Ratification and Estoppel
In its analysis, the court examined whether GSI or any authorized representative had ratified the payment of the unauthorized check, which would affect Danning's ability to recover the funds. The evidence presented demonstrated that neither GSI nor its officers, including Haines and Maslansky, ratified the payment, as Haines had resigned prior to the check's payment. Additionally, Reed, who signed the check, was not authorized to do so based on the deposit agreement. The court concluded that Reed's actions could not constitute ratification because he lacked the authority to approve checks over $10,000. Furthermore, the court dismissed B/A's estoppel argument, noting that GSI's conduct did not contribute to the unauthorized payment in a manner that would preclude it from recovering the funds. Therefore, the court confirmed that there were no grounds for ratification or estoppel that would bar Danning's claim against B/A.
Unjust Enrichment and Subrogation
The court also considered B/A's claim of unjust enrichment, which suggested that the bank should be compensated for the payment made on the improperly signed check. However, the court found that B/A failed to demonstrate any loss incurred from this payment, as it had already recovered through its cross-complaint against other parties involved. The court emphasized that the principles of unjust enrichment do not apply when the underlying transaction is deemed invalid, as was the case with the check in question.

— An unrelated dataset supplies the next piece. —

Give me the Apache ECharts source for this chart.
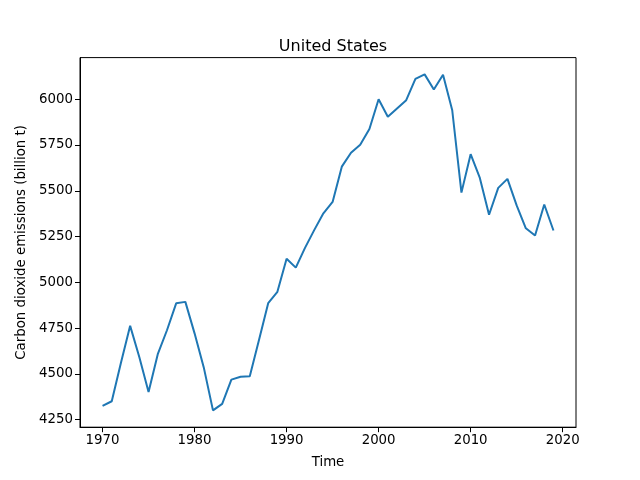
<!DOCTYPE html>
<html>
<head>
<meta charset="utf-8">
<script src="https://cdn.jsdelivr.net/npm/echarts@6/dist/echarts.min.js"></script>
<style>html,body{margin:0;padding:0;background:#fff}#c{width:640px;height:480px}</style>
</head>
<body>
<div id="c"></div>
<script>
const years = [1970,1971,1972,1973,1974,1975,1976,1977,1978,1979,1980,1981,1982,1983,1984,1985,1986,1987,1988,1989,1990,1991,1992,1993,1994,1995,1996,1997,1998,1999,2000,2001,2002,2003,2004,2005,2006,2007,2008,2009,2010,2011,2012,2013,2014,2015,2016,2017,2018,2019];
const emissions = [4325,4350,4560,4762,4590,4400,4607,4738,4885,4893,4721,4535,4300,4336,4468,4484,4487,4685,4886,4948,5129,5080,5188,5285,5377,5439,5632,5708,5752,5838,6000,5905,5950,5995,6111,6136,6053,6134,5940,5490,5700,5570,5369,5516,5565,5420,5295,5256,5425,5283];
const xTicks = [1970,1980,1990,2000,2010,2020];
const yTicks = [4250,4500,4750,5000,5250,5500,5750,6000];

const font = 'DejaVu Sans';
const chart = echarts.init(document.getElementById('c'), null, {renderer:'canvas'});
chart.setOption({
  animation:false,
  backgroundColor:'#fff',
  title:{text:'United States', left:328, top:34, textAlign:'center',
    textStyle:{fontFamily:font, fontSize:16, fontWeight:'normal', color:'#000'}},
  grid:{left:80, right:64, top:57.6, bottom:52.8, show:true, borderColor:'#000', borderWidth:1, containLabel:false},
  xAxis:{type:'value', min:1967.55, max:2021.45,
    name:'Time', nameLocation:'middle', nameGap:29,
    nameTextStyle:{fontFamily:font, fontSize:13.33, color:'#000'},
    axisLine:{show:true, lineStyle:{color:'#000', width:1}},
    axisTick:{show:true, length:5, customValues:xTicks, lineStyle:{color:'#000'}},
    axisLabel:{customValues:xTicks, formatter:v=>String(v), fontFamily:font, fontSize:13.33, color:'#000', margin:7},
    splitLine:{show:false}},
  yAxis:{type:'value', min:4208.25, max:6227.75,
    name:'Carbon dioxide emissions (billion t)', nameLocation:'middle', nameGap:48,
    nameTextStyle:{fontFamily:font, fontSize:13.33, color:'#000'},
    axisLine:{show:true, lineStyle:{color:'#000', width:1}},
    axisTick:{show:true, length:5, customValues:yTicks, lineStyle:{color:'#000'}},
    axisLabel:{customValues:yTicks, formatter:v=>String(v), fontFamily:font, fontSize:13.33, color:'#000', margin:7},
    splitLine:{show:false}},
  series:[{type:'line', data:years.map((y,i)=>[y, emissions[i]]), showSymbol:false,
    lineStyle:{color:'#1f77b4', width:2}, itemStyle:{color:'#1f77b4'}}]
});
</script>
</body>
</html>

B/A's argument for subrogation was similarly rejected because the payment was made under circumstances that did not support the bank's claims for rights against GSI or Commopts. The court concluded that B/A would not be entitled to recover any amounts based on unjust enrichment or subrogation principles, as the payment constituted a breach of the contractual obligations outlined in the deposit agreement.
Negligence and Standard of Care
The court's reasoning also encompassed the negligence claim brought forth by Danning, asserting that B/A failed to exercise reasonable care in processing the check. The court highlighted that banks have a duty to act with diligence and care, particularly when dealing with large transactions like checks exceeding $10,000. Evidence was presented demonstrating that B/A did not follow its standard procedures, which typically involved verifying the necessary signatures before processing such payments. The court found that B/A's failure to adhere to these practices constituted negligence, as the bank neglected its duty to protect the interests of its depositor. This negligence directly contributed to the unauthorized payment of the check, resulting in a breach of contractual obligations. Thus, the court upheld the notion that a bank's duty of care remains relevant and enforceable despite the existence of codified rules under the Commercial Code.